TASK INSTRUCTIONS: Repeat every line of the listing below exactly, minus the pictures.

SUPPLIED INFORMATION:
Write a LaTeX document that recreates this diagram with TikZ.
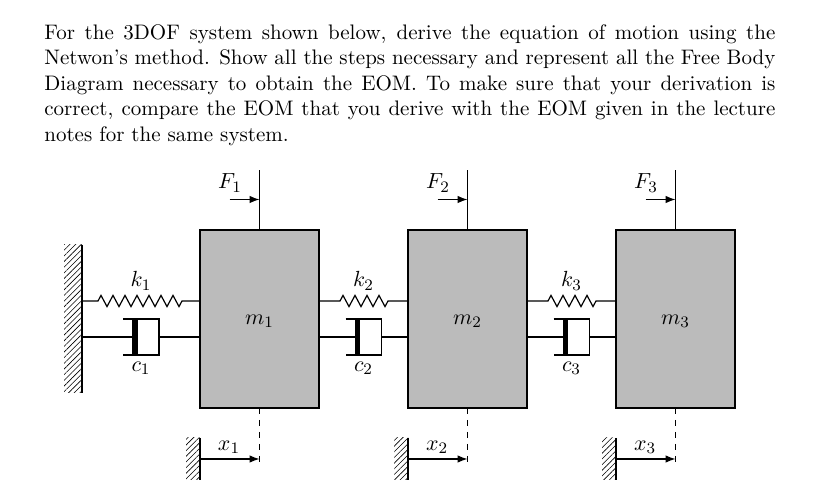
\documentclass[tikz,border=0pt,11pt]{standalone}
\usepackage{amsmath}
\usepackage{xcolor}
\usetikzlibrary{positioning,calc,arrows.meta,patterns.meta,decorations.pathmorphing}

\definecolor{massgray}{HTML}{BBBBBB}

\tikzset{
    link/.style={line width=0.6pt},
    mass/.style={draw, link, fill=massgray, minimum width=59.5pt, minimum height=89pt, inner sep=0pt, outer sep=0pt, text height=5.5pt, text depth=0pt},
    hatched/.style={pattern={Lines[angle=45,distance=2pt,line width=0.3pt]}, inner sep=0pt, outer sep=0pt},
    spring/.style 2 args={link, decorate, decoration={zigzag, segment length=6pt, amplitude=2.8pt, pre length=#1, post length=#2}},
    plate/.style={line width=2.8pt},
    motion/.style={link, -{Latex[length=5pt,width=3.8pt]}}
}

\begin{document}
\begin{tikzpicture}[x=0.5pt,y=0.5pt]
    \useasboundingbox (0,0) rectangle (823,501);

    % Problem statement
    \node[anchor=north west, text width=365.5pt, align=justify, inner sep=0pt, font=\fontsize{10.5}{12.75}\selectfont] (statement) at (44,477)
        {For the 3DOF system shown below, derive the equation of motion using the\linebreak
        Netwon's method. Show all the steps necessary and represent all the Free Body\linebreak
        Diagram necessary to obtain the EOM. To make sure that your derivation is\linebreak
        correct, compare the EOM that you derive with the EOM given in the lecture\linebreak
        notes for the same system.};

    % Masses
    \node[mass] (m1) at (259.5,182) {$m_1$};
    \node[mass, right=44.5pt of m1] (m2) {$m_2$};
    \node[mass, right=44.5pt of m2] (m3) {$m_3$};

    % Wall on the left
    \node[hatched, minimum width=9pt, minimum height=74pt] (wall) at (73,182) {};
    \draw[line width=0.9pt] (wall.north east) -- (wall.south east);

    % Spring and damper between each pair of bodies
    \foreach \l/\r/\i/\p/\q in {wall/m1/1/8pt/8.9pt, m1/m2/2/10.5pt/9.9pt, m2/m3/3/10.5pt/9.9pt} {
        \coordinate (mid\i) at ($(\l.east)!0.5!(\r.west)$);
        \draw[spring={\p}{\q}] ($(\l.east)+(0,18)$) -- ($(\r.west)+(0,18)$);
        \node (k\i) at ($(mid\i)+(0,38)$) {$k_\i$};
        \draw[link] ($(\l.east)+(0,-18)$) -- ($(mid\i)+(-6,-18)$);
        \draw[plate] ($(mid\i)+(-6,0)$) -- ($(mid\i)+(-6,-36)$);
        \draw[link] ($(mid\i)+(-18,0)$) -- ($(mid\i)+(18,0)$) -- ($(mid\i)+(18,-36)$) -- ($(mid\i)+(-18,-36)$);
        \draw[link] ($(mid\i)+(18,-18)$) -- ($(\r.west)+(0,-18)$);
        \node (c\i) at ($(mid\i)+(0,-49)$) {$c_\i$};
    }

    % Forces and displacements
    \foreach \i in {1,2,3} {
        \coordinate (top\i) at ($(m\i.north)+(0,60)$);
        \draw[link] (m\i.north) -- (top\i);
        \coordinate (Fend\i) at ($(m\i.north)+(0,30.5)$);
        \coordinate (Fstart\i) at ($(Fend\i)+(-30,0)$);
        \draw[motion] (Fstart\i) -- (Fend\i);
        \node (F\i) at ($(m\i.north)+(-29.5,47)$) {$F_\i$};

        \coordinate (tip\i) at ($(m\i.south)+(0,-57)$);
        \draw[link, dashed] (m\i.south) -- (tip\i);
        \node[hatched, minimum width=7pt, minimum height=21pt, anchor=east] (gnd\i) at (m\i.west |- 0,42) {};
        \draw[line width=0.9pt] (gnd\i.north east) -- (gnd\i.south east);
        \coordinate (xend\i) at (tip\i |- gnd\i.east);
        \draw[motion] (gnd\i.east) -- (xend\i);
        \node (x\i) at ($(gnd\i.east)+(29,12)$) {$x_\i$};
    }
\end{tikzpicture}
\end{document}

EXERCISE OUTPUT:
Write a LaTeX document that recreates this diagram with TikZ.
\documentclass[tikz,border=0pt,11pt]{standalone}
\usepackage{amsmath}
\usepackage{xcolor}
\usetikzlibrary{positioning,calc,arrows.meta,patterns.meta,decorations.pathmorphing}

\definecolor{massgray}{HTML}{BBBBBB}

\tikzset{
    link/.style={line width=0.6pt},
    mass/.style={draw, link, fill=massgray, minimum width=59.5pt, minimum height=89pt, inner sep=0pt, outer sep=0pt, text height=5.5pt, text depth=0pt},
    hatched/.style={pattern={Lines[angle=45,distance=2pt,line width=0.3pt]}, inner sep=0pt, outer sep=0pt},
    spring/.style 2 args={link, decorate, decoration={zigzag, segment length=6pt, amplitude=2.8pt, pre length=#1, post length=#2}},
    plate/.style={line width=2.8pt},
    motion/.style={link, -{Latex[length=5pt,width=3.8pt]}}
}

\begin{document}
\begin{tikzpicture}[x=0.5pt,y=0.5pt]
    \useasboundingbox (0,0) rectangle (823,501);

    % Problem statement
    \node[anchor=north west, text width=365.5pt, align=justify, inner sep=0pt, font=\fontsize{10.5}{12.75}\selectfont] (statement) at (44,477)
        {For the 3DOF system shown below, derive the equation of motion using the\linebreak
        Netwon's method. Show all the steps necessary and represent all the Free Body\linebreak
        Diagram necessary to obtain the EOM. To make sure that your derivation is\linebreak
        correct, compare the EOM that you derive with the EOM given in the lecture\linebreak
        notes for the same system.};

    % Masses
    \node[mass] (m1) at (259.5,182) {$m_1$};
    \node[mass, right=44.5pt of m1] (m2) {$m_2$};
    \node[mass, right=44.5pt of m2] (m3) {$m_3$};

    % Wall on the left
    \node[hatched, minimum width=9pt, minimum height=74pt] (wall) at (73,182) {};
    \draw[line width=0.9pt] (wall.north east) -- (wall.south east);

    % Spring and damper between each pair of bodies
    \foreach \l/\r/\i/\p/\q in {wall/m1/1/8pt/8.9pt, m1/m2/2/10.5pt/9.9pt, m2/m3/3/10.5pt/9.9pt} {
        \coordinate (mid\i) at ($(\l.east)!0.5!(\r.west)$);
        \draw[spring={\p}{\q}] ($(\l.east)+(0,18)$) -- ($(\r.west)+(0,18)$);
        \node (k\i) at ($(mid\i)+(0,38)$) {$k_\i$};
        \draw[link] ($(\l.east)+(0,-18)$) -- ($(mid\i)+(-6,-18)$);
        \draw[plate] ($(mid\i)+(-6,0)$) -- ($(mid\i)+(-6,-36)$);
        \draw[link] ($(mid\i)+(-18,0)$) -- ($(mid\i)+(18,0)$) -- ($(mid\i)+(18,-36)$) -- ($(mid\i)+(-18,-36)$);
        \draw[link] ($(mid\i)+(18,-18)$) -- ($(\r.west)+(0,-18)$);
        \node (c\i) at ($(mid\i)+(0,-49)$) {$c_\i$};
    }

    % Forces and displacements
    \foreach \i in {1,2,3} {
        \coordinate (top\i) at ($(m\i.north)+(0,60)$);
        \draw[link] (m\i.north) -- (top\i);
        \coordinate (Fend\i) at ($(m\i.north)+(0,30.5)$);
        \coordinate (Fstart\i) at ($(Fend\i)+(-30,0)$);
        \draw[motion] (Fstart\i) -- (Fend\i);
        \node (F\i) at ($(m\i.north)+(-29.5,47)$) {$F_\i$};

        \coordinate (tip\i) at ($(m\i.south)+(0,-57)$);
        \draw[link, dashed] (m\i.south) -- (tip\i);
        \node[hatched, minimum width=7pt, minimum height=21pt, anchor=east] (gnd\i) at (m\i.west |- 0,42) {};
        \draw[line width=0.9pt] (gnd\i.north east) -- (gnd\i.south east);
        \coordinate (xend\i) at (tip\i |- gnd\i.east);
        \draw[motion] (gnd\i.east) -- (xend\i);
        \node (x\i) at ($(gnd\i.east)+(29,12)$) {$x_\i$};
    }
\end{tikzpicture}
\end{document}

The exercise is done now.